You follow people’s lives in their blogs and you rejoice over the good times, but you hate seeing people go through the bad times.
I suggest you read this post by Amy at the DVM’s Wife and KB’s post in Romping and Rolling in the Rockies and see if it doesn’t make you think about how you look at life and how you want to go about living it.
I’ve had some injuries and some health problems, but I’ve been pretty lucky that so far, things seem to heal, at least physically. The heart is still aching, but that’s no excuse not to give this thing called life my all.
At times, I do feel like I’m on a timeline. 52. How many more healthy years remain that I’ll still be able to do the things I want to do? I’m afraid that I’ve wasted too much time already.
So the solution is to waste more time?
Some things that I want to do, I had decided were impossible and gave up on them. Some things I didn’t even realize how much they meant to me.
Some of these things are big and some are very small. Some I fear are beyond my physical abilities and some seem pretty risky in that failing would strike pretty deep. And for each one, I can easily come up with ten reasons that I’ll never get to actually do it.

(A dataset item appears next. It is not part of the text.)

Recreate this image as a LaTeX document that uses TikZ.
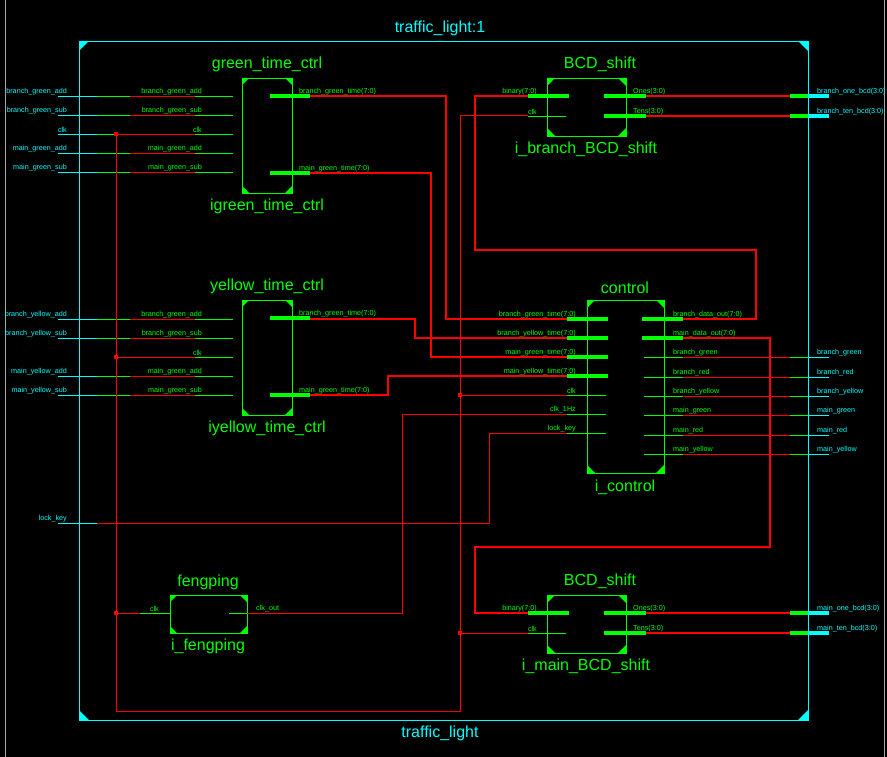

So often now, I’m beaten down by the belief that I can’t do that by myself. Or that too many things have gone wrong; I’m too afraid.
But other people are up against bigger obstacles, and they bravely keep on. And I didn’t think I could drive a horse trailer or go trail riding by myself, but I did.
I’m just not going to put things off waiting for someday. Not ever again.
Often I feel selfish for wanting what I want. There’s a voice that asks me, “Who do you think you are that you deserve to do or have those things?”
But isn’t it really an insult to waste the life we have when there’s so much we can do with it?